MCDONALD'S CORPORATION v. BUTLER COMPANY

Appellate Court of Illinois (1987)

Facts

Issue

Holding — Inglis, J.

Rule

Reasoning

Deep Dive: How the Court Reached Its Decision

Contract Construction

The court first focused on the construction of the contract between McDonald's and Butler, emphasizing that the determination of the parties' rights hinged on accurately interpreting the contractual language. The court noted that a contract's interpretation is a legal issue, permitting independent review when no material facts are disputed. It highlighted the importance of the July 11 letter, which specified that the development of Autumn Oaks would be limited to a "village retail center," and reasoned that this letter should be read in conjunction with the July 10 agreement. In doing so, the court recognized that while the July 10 agreement allowed for residential development, the more specific limitation in the July 11 letter took precedence, as it directly addressed the intended use of the property within the first five years. Thus, the court concluded that Butler was contractually restricted from developing Autumn Oaks in any manner other than as a retail center during that timeframe.

Substantial Improvements

The court then evaluated whether Butler had commenced the development of substantial improvements on Autumn Oaks, as defined by the agreement. It determined that Butler's actions, specifically the relocation of the Natoma residence, did not constitute the commencement of substantial improvements necessary for a "village retail center." The court reasoned that since Butler intended to continue using Natoma as a single-family residence, this use was inconsistent with the contractual obligation to develop a retail center.
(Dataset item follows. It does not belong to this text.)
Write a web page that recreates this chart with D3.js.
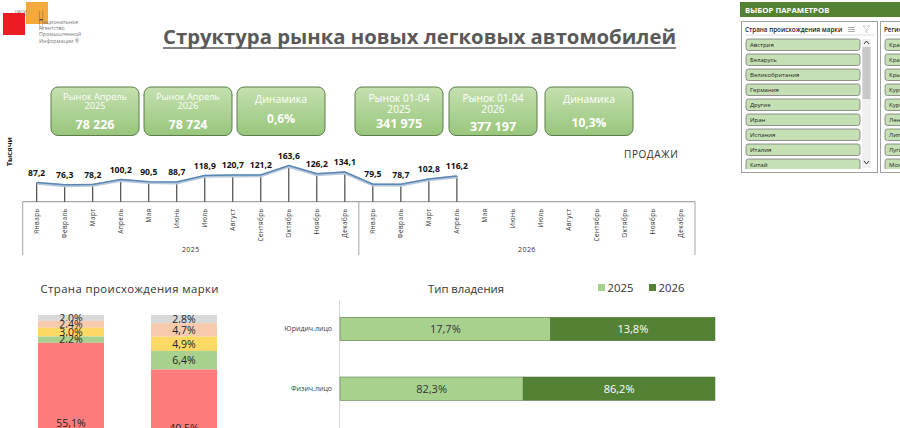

Consequently, McDonald's was justified in refusing to approve Butler's development plans, as they failed to align with the agreement's requirements. The court ultimately held that McDonald's right to repurchase Autumn Oaks remained intact because Butler had not initiated the required development within the specified five-year period.

Procedural Issues

In addressing procedural matters, the court considered the admissibility of expert testimony provided by Richard Geyser, who had not been previously disclosed as a witness in accordance with Supreme Court Rule 220. The court acknowledged that the defendants were not adequately informed about Geyser’s testimony until the day before he was to testify, which hindered their ability to prepare for cross-examination. Although the court recognized that allowing Geyser to testify was an error, it ruled that such a mistake did not constitute reversible error because the outcome of the trial would not have changed. The court concluded that the essential facts of the case and the legal implications surrounding the development agreement were unaffected by the late disclosure of Geyser's testimony, reinforcing that a new trial would serve no useful purpose.

Reputation of Paul Butler

The court also addressed concerns raised regarding the trial court's reference to the reputation of Paul Butler, the former president of Butler Company. Defendants argued that this reference indicated that the trial court had considered evidence not presented during the proceedings, which could lead to reversible error. However, the court found that the trial court's remarks were made in a broader context and did not demonstrate a reliance on any extraneous factors in reaching its decision. The court affirmed the presumption that the trial court, acting as the finder of fact, considered only admissible evidence and based its judgment solely on the contractual obligations and actions of the parties involved. Therefore, the court concluded that the trial court's comments did not undermine the integrity of the judicial process or the validity of its ruling.

Attorney-Client Privilege

Lastly, the court examined the defendants' claim that the testimony of Butler's former attorney, David Gooder, breached attorney-client privilege. The court clarified that the attorney-client privilege only applies to confidential communications and noted that Gooder's testimony did not involve any confidential matters, as it pertained to negotiations that involved representatives from McDonald's. Consequently, the court found that Gooder's testimony was admissible and did not infringe upon the privilege. Even if the court had determined that some of his testimony might have been privileged, it concluded that the bulk of Gooder's statements were offered as an offer of proof and not admitted as evidence, thereby having no impact on the trial's outcome. As such, the court affirmed the trial court's decision, reiterating that the integrity of the proceedings remained intact.